Judicial Economy and Efficiency
The court highlighted the importance of judicial economy in its reasoning for granting the stay. It noted that allowing the primary issues in the case to be resolved through arbitration would streamline the litigation process and prevent the court from having to deal with peripheral issues that could complicate matters. The court asserted that since many of the claims were arbitrable, it was not in the interest of justice to have litigation continue in court while arbitration was pursued for the core issues. This approach aimed to reduce redundancy and conserve judicial resources, ensuring that disputes were resolved efficiently. The court recognized that arbitration could provide a more expedient resolution to the claims at hand, thereby promoting the overall efficiency of the legal process. By prioritizing arbitration, the court sought to honor the parties' original intent and contractual obligations while minimizing unnecessary delays in resolving the disputes.
No Waiver of Arbitration Rights
Another key aspect of the court's reasoning was the determination that Consolidated had not waived its right to demand arbitration. The court analyzed the timeline of events leading to the motion for a stay, noting that Consolidated had acted promptly after Alico's cross-claim was filed. It found that there was no evidence of prejudice to Alico resulting from any delay in demanding arbitration, as the parties had engaged in negotiations prior to the formal request for arbitration. The court emphasized that merely participating in settlement discussions did not equate to a waiver of the right to arbitrate the disputes. Consolidated's actions, including its timely demand for arbitration after negotiations failed, were viewed as consistent with maintaining its rights under the arbitration agreement. The court concluded that the absence of any inconsistent behavior prior to the motion to stay further supported Consolidated's position that it had not relinquished its right to arbitration.

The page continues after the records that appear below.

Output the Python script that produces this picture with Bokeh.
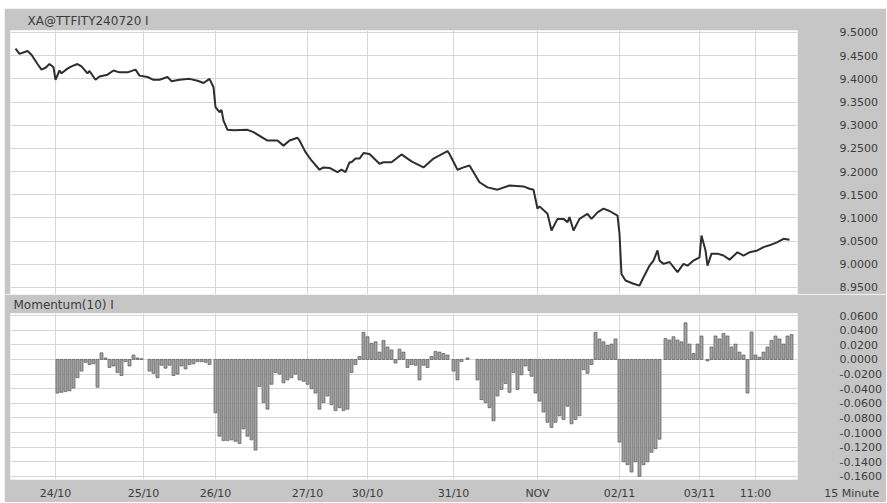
from bokeh.plotting import figure
from bokeh.layouts import column
from bokeh.models import Range1d, FixedTicker, LinearAxis
from bokeh.embed import file_html
from bokeh.resources import INLINE

# ---------------- data (15-minute bar index) ----------------
price_idx = [0, 2, 6, 8, 11, 13, 15, 17, 19, 20, 22, 23, 26, 28, 31, 33, 36, 37, 40, 42,
             46, 49, 52, 56, 60, 62, 66, 69, 72, 76, 78, 82, 87, 91, 94, 97, 99, 100, 102, 103,
             104, 106, 109, 116, 119, 126, 131, 134, 137, 141, 142, 145, 148, 152, 154, 157, 161, 163, 165, 167,
             168, 170, 172, 174, 177, 182, 184, 188, 193, 198, 204, 209, 216, 217, 221, 224, 227, 232, 236, 241,
             247, 254, 257, 259, 261, 262, 266, 268, 271, 274, 276, 277, 279, 282, 286, 288, 291, 294, 297, 301,
             302, 303, 305, 309, 312, 314, 317, 319, 321, 322, 324, 327, 331, 334, 336, 339, 342, 343, 345, 346,
             348, 351, 354, 357, 361, 364, 367, 371, 374, 377, 381, 384, 387]
price_val = [9.465, 9.454, 9.460, 9.452, 9.432, 9.420, 9.424, 9.432, 9.425, 9.398, 9.418, 9.412, 9.422, 9.427, 9.432, 9.427, 9.412, 9.417, 9.398, 9.405,
             9.409, 9.418, 9.414, 9.414, 9.420, 9.407, 9.404, 9.398, 9.398, 9.404, 9.395, 9.398, 9.400, 9.396, 9.391, 9.400, 9.382, 9.339, 9.328, 9.333,
             9.310, 9.290, 9.289, 9.290, 9.285, 9.267, 9.267, 9.256, 9.267, 9.273, 9.267, 9.242, 9.224, 9.204, 9.209, 9.208, 9.199, 9.204, 9.199, 9.220,
             9.220, 9.228, 9.228, 9.240, 9.238, 9.217, 9.220, 9.220, 9.237, 9.222, 9.209, 9.228, 9.244, 9.238, 9.204, 9.209, 9.213, 9.177, 9.166, 9.161,
             9.170, 9.168, 9.163, 9.161, 9.120, 9.125, 9.109, 9.073, 9.098, 9.098, 9.091, 9.102, 9.073, 9.098, 9.109, 9.098, 9.112, 9.120, 9.115, 9.105,
             9.066, 8.979, 8.965, 8.958, 8.954, 8.972, 8.997, 9.008, 9.030, 9.008, 9.001, 9.005, 8.983, 9.001, 8.997, 9.008, 9.015, 9.062, 9.030, 8.997,
             9.023, 9.023, 9.019, 9.010, 9.026, 9.019, 9.026, 9.030, 9.037, 9.041, 9.048, 9.055, 9.053]

mom_idx = [21, 23, 25, 27, 29, 31, 33, 35, 37, 39, 41, 43, 45, 47, 49, 51, 53, 55, 57, 59, 61, 63,
           67, 69, 71, 73, 75, 77, 79, 81, 83, 85, 87, 89, 91, 93, 95, 97,
           100, 102, 104, 106, 108, 110, 112, 114, 116, 118, 120, 122, 124, 126, 128, 130, 132, 134, 136, 138,
           140, 142, 144, 146, 148, 150, 152, 154, 156, 158, 160, 162, 164, 166, 168, 170, 172, 174, 176, 178,
           180, 182, 184, 186, 188, 190, 192, 194, 196, 198, 200, 202, 204, 206, 208, 210, 212, 214, 216,
           219, 221, 223, 226,
           231, 233, 235, 237, 239, 241, 243, 245, 247, 249, 251, 253, 255, 257, 258, 260, 262, 264, 266, 268,
           270, 272, 274, 276, 278, 280, 282, 284, 286, 288, 290, 292, 294, 296, 298, 300,
           302, 304, 306, 308, 310, 312, 314, 316, 318, 320, 322,
           325, 327, 329, 331, 333, 335, 337, 339, 341, 343, 346, 348, 350, 352, 354, 356, 358, 360, 362, 364,
           366, 368, 370, 372, 374, 376, 378, 380, 382, 384, 386, 388]
mom_val = [-0.046, -0.045, -0.044, -0.043, -0.039, -0.025, -0.016, -0.004, -0.007, -0.006, -0.038, 0.009, 0.002, -0.011, -0.009, -0.018, -0.022, -0.003, -0.009, 0.006, 0.002, 0.001,
           -0.016, -0.019, -0.025, -0.008, -0.012, -0.008, -0.022, -0.020, -0.009, -0.013, -0.007, -0.006, -0.003, -0.003, -0.004, -0.007,
           -0.073, -0.105, -0.111, -0.111, -0.110, -0.112, -0.115, -0.095, -0.105, -0.110, -0.124, -0.037, -0.059, -0.068, -0.034, -0.018, -0.020, -0.032, -0.028, -0.025,
           -0.020, -0.028, -0.030, -0.034, -0.040, -0.046, -0.068, -0.059, -0.050, -0.062, -0.070, -0.066, -0.070, -0.068, -0.018, -0.007, 0.004, 0.037, 0.031, 0.022,
           0.024, 0.010, 0.026, 0.017, 0.013, -0.005, 0.014, 0.010, -0.011, -0.007, -0.008, -0.028, -0.008, -0.011, 0.004, 0.011, 0.010, 0.008, 0.006,
           -0.016, -0.028, -0.003, 0.002,
           -0.028, -0.055, -0.059, -0.066, -0.084, -0.050, -0.041, -0.033, -0.045, -0.018, -0.041, -0.021, -0.009, -0.015, -0.023, -0.046, -0.057, -0.072, -0.086, -0.093,
           -0.086, -0.077, -0.082, -0.064, -0.088, -0.082, -0.077, -0.014, -0.019, -0.007, 0.037, 0.028, 0.024, 0.019, 0.021, 0.028,
           -0.113, -0.140, -0.144, -0.154, -0.140, -0.160, -0.144, -0.140, -0.127, -0.122, -0.109,
           0.0285, 0.0265, 0.031, 0.0265, 0.024, 0.050, 0.021, 0.008, 0.021, 0.032, -0.002, 0.017, 0.032, 0.028, 0.0355, 0.032, 0.017, 0.021, 0.010, 0.006,
           -0.046, 0.0375, 0.006, 0.003, 0.010, 0.017, 0.026, 0.032, 0.028, 0.021, 0.032, 0.034]

x_tick_idx = [20, 64, 100, 146, 176, 219, 261, 302, 342, 370]
x_tick_labels = ["24/10", "25/10", "26/10", "27/10", "30/10", "31/10", "NOV", "02/11", "03/11", "11:00"]

price_ticks = [8.95, 9.00, 9.05, 9.10, 9.15, 9.20, 9.25, 9.30, 9.35, 9.40, 9.45, 9.50]
price_tick_labels = ["8.9500", "9.0000", "9.0500", "9.1000", "9.1500", "9.2000",
                     "9.2500", "9.3000", "9.3500", "9.4000", "9.4500", "9.5000"]
mom_ticks = [-0.16, -0.14, -0.12, -0.10, -0.08, -0.06, -0.04, -0.02, 0.0, 0.02, 0.04, 0.06]
mom_tick_labels = ["-0.1600", "-0.1400", "-0.1200", "-0.1000", "-0.0800", "-0.0600",
                   "-0.0400", "-0.0200", "0.0000", "0.0200", "0.0400", "0.0600"]

title_top = "XA@TTFITY240720 I"
title_bottom = "Momentum(10) I"
interval_text = "15 Minute"

# ---------------- styling ----------------
BG = "#c6c6c6"
GRID = "#d6d6d6"
TXT = "#3c3c3c"
FONT = "DejaVu Sans"
W = 882
X_START, X_END = -2.5, 391

xr = Range1d(X_START, X_END)


def style(p, yticks, ylabels):
    p.border_fill_color = BG
    p.background_fill_color = "white"
    p.outline_line_color = None
    p.min_border_left = 6
    p.min_border_right = W - 793
    p.title.text_font = FONT
    p.title.text_font_size = "12px"
    p.title.text_font_style = "normal"
    p.title.text_color = TXT
    ax = LinearAxis(ticker=FixedTicker(ticks=yticks),
                    major_label_overrides={t: l for t, l in zip(yticks, ylabels)})
    ax.axis_line_color = None
    ax.major_tick_line_color = None
    ax.minor_tick_line_color = None
    ax.major_tick_out = 0
    ax.major_tick_in = 0
    ax.major_label_text_font = FONT
    ax.major_label_text_font_size = "11px"
    ax.major_label_text_color = TXT
    ax.major_label_standoff = 42
    p.add_layout(ax, "right")
    p.ygrid.ticker = FixedTicker(ticks=yticks)
    p.xgrid.ticker = FixedTicker(ticks=x_tick_idx)
    p.xgrid.grid_line_color = GRID
    p.ygrid.grid_line_color = GRID
    return ax


# top pane: price
p1 = figure(width=W, height=286, x_range=xr, y_range=Range1d(8.9349, 9.5043),
            output_backend="svg", toolbar_location=None, y_axis_location=None,
            x_axis_location=None, title=title_top)
style(p1, price_ticks, price_tick_labels)
p1.title.offset = 17
p1.title.standoff = 6
p1.min_border_top = 0
p1.min_border_bottom = 0
p1.line(price_idx, price_val, line_color="#2e2e2e", line_width=2)

# bottom pane: momentum
p2 = figure(width=W, height=208, x_range=xr, y_range=Range1d(-0.1642, 0.0628),
            output_backend="svg", toolbar_location=None, y_axis_location=None,
            title=title_bottom)
style(p2, mom_ticks, mom_tick_labels)
p2.title.offset = 3
p2.title.standoff = 3
p2.min_border_top = 0
p2.min_border_bottom = 21
# the interval caption sits on the date-label line, right of the plot area
axis_ticks = x_tick_idx + [X_END]
axis_labels = x_tick_labels + ["\u00a0" * 31 + interval_text]
p2.xaxis.ticker = FixedTicker(ticks=axis_ticks)
p2.xaxis.major_label_overrides = {t: l for t, l in zip(axis_ticks, axis_labels)}
p2.xaxis.axis_line_color = None
p2.xaxis.major_tick_line_color = None
p2.xaxis.minor_tick_line_color = None
p2.xaxis.major_tick_out = 0
p2.xaxis.major_tick_in = 0
p2.xaxis.major_label_standoff = 7
p2.xaxis.major_label_text_font = FONT
p2.xaxis.major_label_text_font_size = "11px"
p2.xaxis.major_label_text_color = TXT
p2.vbar(x=mom_idx, top=mom_val, bottom=0, width=1.5,
        fill_color="#a3a3a3", line_color="#5a5a5a", line_width=0.7)

layout = column(p1, p2, spacing=0, margin=(8, 0, 0, 4))
open("out.html", "w").write(file_html(layout, INLINE))
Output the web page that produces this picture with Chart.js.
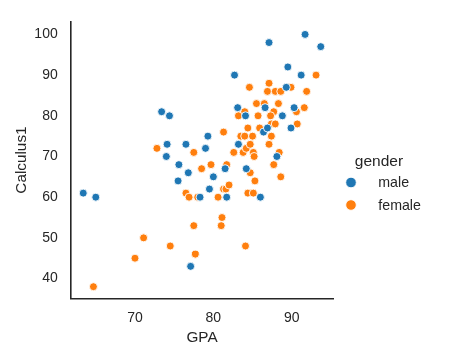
<!DOCTYPE html>
<html>
<head>
<meta charset="utf-8">
<script src="https://cdn.jsdelivr.net/npm/chart.js@4.4.0/dist/chart.umd.min.js"></script>
<style>
  html, body { margin: 0; padding: 0; background: #ffffff; }
  #wrap { width: 470px; height: 355px; position: relative; }
</style>
</head>
<body>
<div id="wrap"><canvas id="c" width="470" height="355"></canvas></div>
<script>
const xTitle = "GPA";
const yTitle = "Calculus1";
const legendTitle = "gender";
const seriesNames = ["male", "female"];
const xTicks = [70, 80, 90];
const yTicks = [40, 50, 60, 70, 80, 90, 100];

const maleGPA = [63.4, 65.0, 73.4, 74.4, 74.1, 74.0, 75.6, 75.5, 76.5, 76.8, 79.3, 79.0, 80.0, 79.5, 78.3, 77.1, 81.5, 81.7, 82.7, 83.1, 84.1, 83.2, 84.2, 86.0, 87.1, 86.6, 86.4, 86.9, 88.1, 88.8, 89.5, 89.3, 90.3, 89.9, 91.2, 91.7, 93.7];
const maleCalc = [61, 60, 81, 80, 73, 70, 68, 64, 73, 66, 75, 72, 65, 62, 60, 43, 67, 60, 90, 82, 80, 73, 67, 60, 98, 82, 76, 77, 70, 80, 92, 87, 82, 77, 90, 100, 97];

const femaleGPA = [64.7, 70.0, 71.1, 72.8, 74.5, 76.5, 76.9, 77.5, 77.5, 77.7, 78.0, 78.5, 79.7, 80.6, 81.1, 81.0, 81.3, 81.3, 81.6, 81.7, 82.0, 82.6, 83.2, 83.8, 84.0, 83.5, 84.0, 84.4, 84.2, 84.7, 84.6, 84.1, 84.4, 84.7, 85.0, 85.1, 85.2, 85.3, 85.1, 85.5, 85.7, 85.9, 86.5, 87.1, 86.9, 87.9, 88.6, 87.7, 87.3, 87.4, 87.9, 87.4, 87.1, 87.7, 88.3, 88.4, 88.6, 89.9, 90.6, 90.7, 91.6, 91.9, 93.1];
const femaleCalc = [38, 45, 50, 72, 48, 61, 60, 71, 53, 46, 60, 67, 68, 60, 55, 53, 76, 62, 62, 68, 63, 71, 80, 71, 81, 75, 75, 77, 72, 73, 87, 48, 61, 66, 75, 71, 70, 64, 61, 83, 80, 77, 83, 88, 86, 86, 86, 81, 80, 78, 78, 75, 73, 68, 83, 71, 65, 87, 81, 78, 82, 86, 90];

const colors = ["#1f77b4", "#ff7f0e"];
const textColor = "#262626";
const FONT = "'Liberation Sans', Arial, sans-serif";

function pts(xs, ys) { return xs.map((x, i) => ({ x: x, y: ys[i] })); }

const legendPlugin = {
  id: 'sideLegend',
  afterDraw(chart) {
    const ctx = chart.ctx;
    ctx.save();
    ctx.fillStyle = textColor;
    ctx.font = "15.5px " + FONT;
    ctx.textAlign = "center";
    ctx.textBaseline = "alphabetic";
    ctx.fillText(legendTitle, 379, 165.5);
    const rows = [187, 209.5];
    const markY = [182.5, 205];
    chart.data.datasets.forEach((ds, i) => {
      ctx.beginPath();
      ctx.arc(351, markY[i], 5.3, 0, Math.PI * 2);
      ctx.fillStyle = ds.backgroundColor;
      ctx.fill();
      ctx.lineWidth = 0.9;
      ctx.strokeStyle = "#ffffff";
      ctx.stroke();
      ctx.fillStyle = textColor;
      ctx.font = "14.2px " + FONT;
      ctx.textAlign = "left";
      ctx.fillText(ds.label, 378.3, rows[i]);
    });
    ctx.restore();
  }
};

new Chart(document.getElementById("c"), {
  type: "scatter",
  data: {
    datasets: [
      { label: seriesNames[0], data: pts(maleGPA, maleCalc), backgroundColor: colors[0], borderColor: "#ffffff", borderWidth: 0.9, pointRadius: 4, pointHoverRadius: 4 },
      { label: seriesNames[1], data: pts(femaleGPA, femaleCalc), backgroundColor: colors[1], borderColor: "#ffffff", borderWidth: 0.9, pointRadius: 4, pointHoverRadius: 4 }
    ]
  },
  options: {
    responsive: false,
    animation: false,
    devicePixelRatio: 1,
    layout: { padding: { top: 19.3, right: 136.7, left: 0, bottom: 0 } },
    plugins: { legend: { display: false }, tooltip: { enabled: false } },
    scales: {
      x: {
        type: "linear",
        min: 61.8, max: 95.3,
        afterBuildTicks: (s) => { s.ticks = xTicks.map(v => ({ value: v })); },
        afterFit: (s) => { s.height = 56.3; },
        grid: { display: false, drawTicks: false },
        border: { display: true, color: textColor, width: 1.6 },
        ticks: { color: textColor, font: { family: FONT, size: 14 }, padding: 11, autoSkip: false, maxRotation: 0 },
        title: { display: true, text: xTitle, color: textColor, font: { family: FONT, size: 15.3 }, padding: { top: 0, bottom: 8.3 } }
      },
      y: {
        type: "linear",
        min: 35.05, max: 103.2,
        afterBuildTicks: (s) => { s.ticks = yTicks.map(v => ({ value: v })); },
        afterFit: (s) => { s.width = 70.7; },
        grid: { display: false, drawTicks: false },
        border: { display: true, color: textColor, width: 1.6 },
        ticks: { color: textColor, font: { family: FONT, size: 14 }, padding: 13, autoSkip: false },
        title: { display: true, text: yTitle, color: textColor, font: { family: FONT, size: 15.3 }, padding: { top: 12.5, bottom: 0 } }
      }
    }
  },
  plugins: [legendPlugin]
});
</script>
</body>
</html>
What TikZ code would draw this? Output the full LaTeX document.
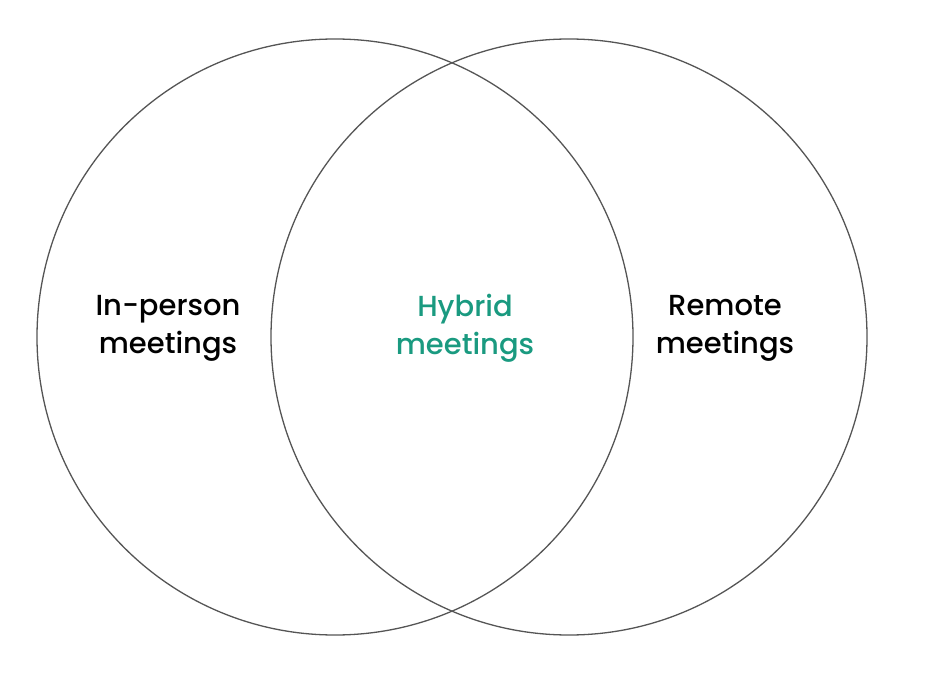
\documentclass[tikz,border=0pt]{standalone}
\usepackage{fontspec}
\setmainfont{Poppins Medium}
\usepackage{tikz}
\usetikzlibrary{positioning}
\definecolor{hybridgreen}{HTML}{1A9A80}
\definecolor{ringgray}{HTML}{555555}

\begin{document}
\begin{tikzpicture}[
  x=1pt, y=1pt,
  every node/.style={font=\fontsize{29}{38}\selectfont, align=center, inner sep=0pt},
  ring/.style={draw=ringgray, line width=1.3pt}
]
\useasboundingbox (0,0) rectangle (934,673);
% Circles
\draw[ring] (335,336) circle (298);
\draw[ring] (569,336) circle (298);

% Labels
\node (inperson) at (168,345) {In-person\\meetings};
\node[text=hybridgreen] (hybrid) at (465,345) {Hybrid\\meetings};
\node (remote) at (725,345) {Remote\\meetings};
\end{tikzpicture}
\end{document}
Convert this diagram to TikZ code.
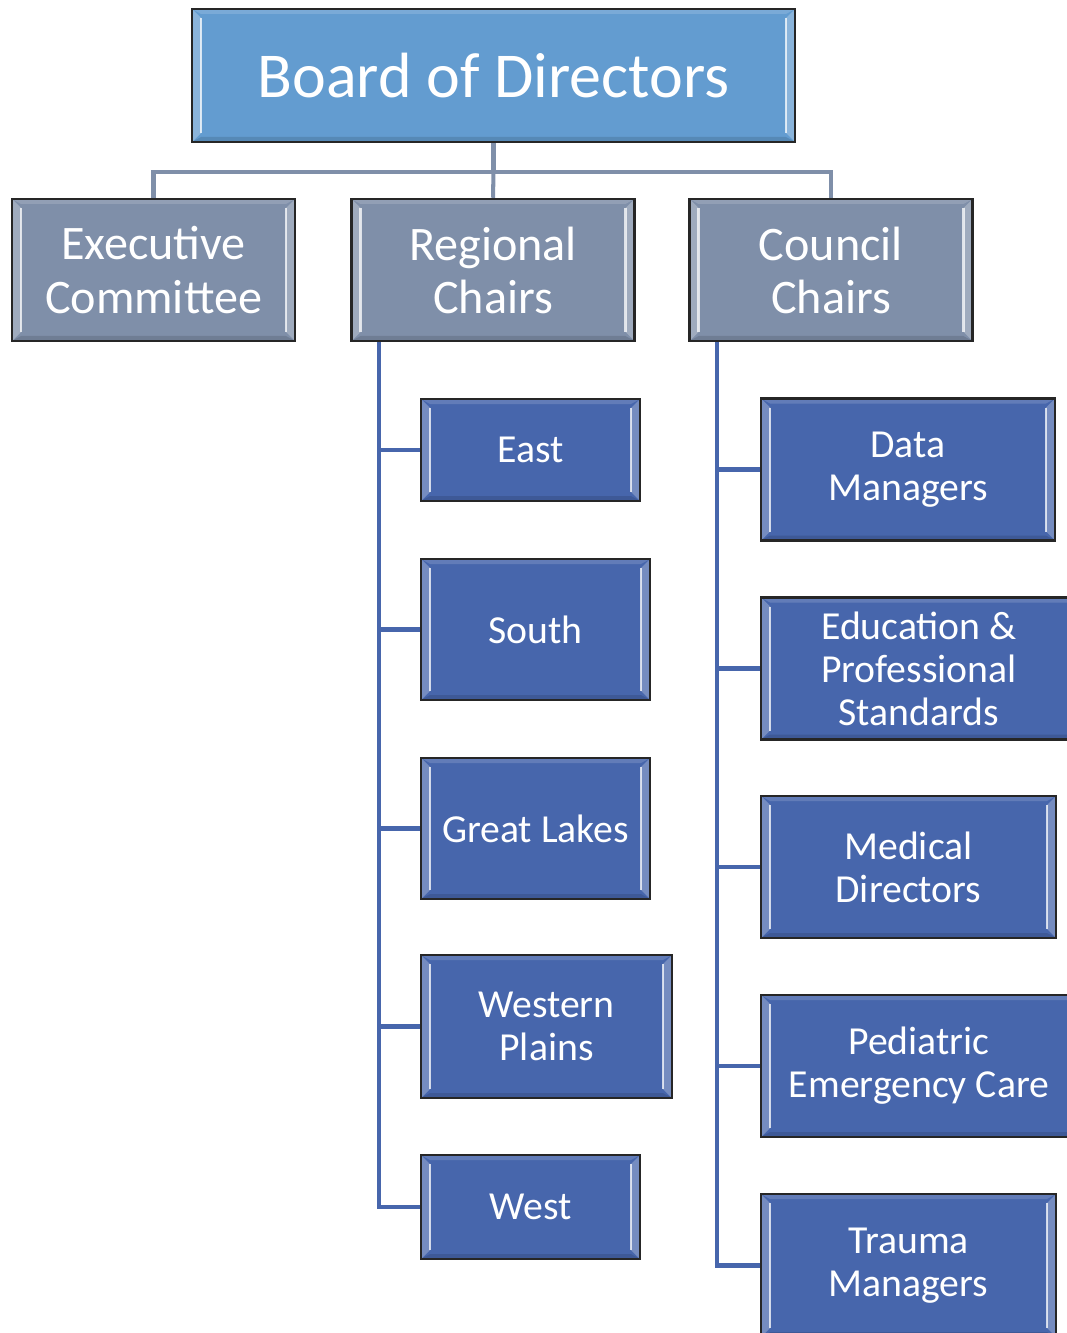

Interpretation of Contractual Provisions
The court addressed various arguments presented by Alico regarding specific contract provisions that were purportedly limiting the scope of arbitration. It analyzed Article 31 of the General Conditions, which outlined the procedure for resolving claims and indicated that claims arising from wrongful acts or neglect were subject to arbitration. The court rejected Alico's narrow interpretation, asserting that the language of the contract encompassed not only tort claims but also breach of contract claims. It reasoned that the inclusion of terms related to damages from wrongful acts could apply broadly to contractual disputes, thus affirming that the arbitration clause covered the claims asserted. The court also dismissed Alico's reliance on other contract articles that it argued limited arbitrability, concluding that those arguments did not apply to the specific claims being considered. Through this analysis, the court reinforced the notion that the arbitration agreement was comprehensive and enforceable, further justifying the stay pending arbitration.